The second fracture concerns data. As African economies digitize, questions about where information is stored and under whose jurisdiction it falls intensify. Protection laws multiply, but enforcement often lags. Start‑ups face a maze of national regimes, while civil society fears that tighter state control could slide into surveillance.
The African Union’s push for harmonized frameworks signals progress, yet implementation remains uneven across blocs like ECOWAS and SADC.
The third is inclusion. Market players focus on rollout economics, spectrum fees, tower sharing, and return on fiber investment, while communities confront affordability. Civil society insists on transparency in universal service funds; some governments eye new digital taxes to fill fiscal gaps.

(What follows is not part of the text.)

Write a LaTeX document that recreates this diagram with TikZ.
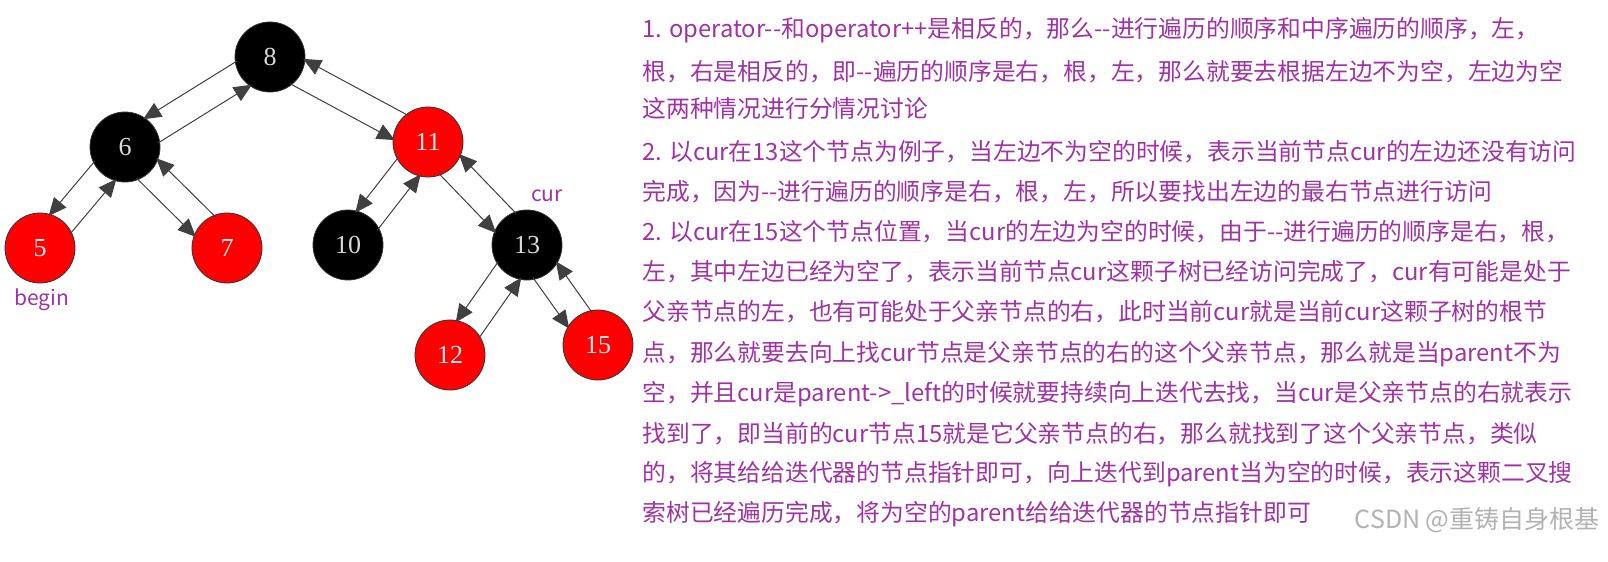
\documentclass[tikz,border=0pt]{standalone}
\usepackage{fontspec}
\setmainfont{Liberation Serif}
\newfontfamily\cjk{Noto Sans CJK SC}
\usetikzlibrary{calc,arrows.meta}
\definecolor{txt}{RGB}{160,50,165}
\definecolor{rb}{RGB}{255,0,0}
\begin{document}
\begin{tikzpicture}[x=0.5pt,y=-0.5pt,
  bn/.style={circle,draw=black!80,fill=black,minimum size=35pt,inner sep=0pt,text=white!85!black,font=\fontsize{13}{13}\selectfont},
  rn/.style={bn,fill=rb,text=white!92!black},
  arr/.style={draw=black!75,line width=0.5pt,-{Triangle[length=9pt,width=8pt]},shorten <=15pt,shorten >=15pt},
  lbl/.style={text=txt,font=\cjk\fontsize{10.5}{10.5}\selectfont,inner sep=0pt},
  ln/.style={anchor=west,text=txt,font=\cjk\fontsize{11.9}{11.9}\selectfont,inner sep=0pt}]
\useasboundingbox (0,0) rectangle (1608,562);
\node[bn] (n8) at (270,57) {8};
\node[bn] (n6) at (125,147) {6};
\node[rn] (n11) at (428,142) {11};
\node[rn] (n5) at (40,248) {5};
\node[rn] (n7) at (227,248) {7};
\node[bn] (n10) at (348,245) {10};
\node[bn] (n13) at (527,245) {13};
\node[rn] (n12) at (450,355) {12};
\node[rn] (n15) at (598,345) {15};
\newcommand\pe[2]{%
  \draw[arr] ($(#1)!7pt!-90:(#2)$) -- ($(#2)!7pt!90:(#1)$);
  \draw[arr] ($(#2)!7pt!-90:(#1)$) -- ($(#1)!7pt!90:(#2)$);}
\pe{n8}{n6}\pe{n8}{n11}\pe{n6}{n5}\pe{n6}{n7}
\pe{n11}{n10}\pe{n11}{n13}\pe{n13}{n12}\pe{n13}{n15}
\node[lbl] (cur) at (547,196) {cur};
\node[lbl] (beg) at (42,300) {begin};
\begin{scope}[every node/.style=ln]
\node (l1) at (642,30) {1. operator--和operator++是相反的，那么--进行遍历的顺序和中序遍历的顺序，左，};
\node (l2) at (642,72) {根，右是相反的，即--遍历的顺序是右，根，左，那么就要去根据左边不为空，左边为空};
\node (l3) at (642,108) {这两种情况进行分情况讨论};
\node (l4) at (642,152) {2. 以cur在13这个节点为例子，当左边不为空的时候，表示当前节点cur的左边还没有访问};
\node (l5) at (642,192) {完成，因为--进行遍历的顺序是右，根，左，所以要找出左边的最右节点进行访问};
\node (l6) at (642,232) {2. 以cur在15这个节点位置，当cur的左边为空的时候，由于--进行遍历的顺序是右，根，};
\node (l7) at (642,272) {左，其中左边已经为空了，表示当前节点cur这颗子树已经访问完成了，cur有可能是处于};
\node (l8) at (642,312) {父亲节点的左，也有可能处于父亲节点的右，此时当前cur就是当前cur这颗子树的根节};
\node (l9) at (642,354) {点，那么就要去向上找cur节点是父亲节点的右的这个父亲节点，那么就是当parent不为};
\node (l10) at (642,394) {空，并且cur是parent->\_left的时候就要持续向上迭代去找，当cur是父亲节点的右就表示};
\node (l11) at (642,434) {找到了，即当前的cur节点15就是它父亲节点的右，那么就找到了这个父亲节点，类似};
\node (l12) at (642,474) {的，将其给给迭代器的节点指针即可，向上迭代到parent当为空的时候，表示这颗二叉搜};
\node (l13) at (642,514) {索树已经遍历完成，将为空的parent给给迭代器的节点指针即可};
\end{scope}
\node[anchor=east,text=black!30,font=\cjk\fontsize{12.5}{12.5}\selectfont,inner sep=0pt] (wm) at (1600,520) {CSDN @重铸自身根基};
\end{tikzpicture}
\end{document}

Each policy choice redraws the map of who can participate in the online economy—and who remains offline.
Across these divides, African agency is asserting itself in quieter ways. The African Development Bank co‑funds open‑access terrestrial links. Regional ICT bodies promote shared spectrum frameworks. Local consortia from Ghana to South Africa experiment with community data centers and cooperative cloud models.
Their collective efforts suggest that digital sovereignty will not emerge from a single declaration but from a mosaic of national and regional experiments.
As the summit closes, the polite applause masks a deeper unease. More memorandums will be signed, new cables laid, new partnerships announced.
Yet the essential question endures: can Africa design a digital continent that is both interconnected and independent, open to the world’s networks, but answerable first to its own citizens?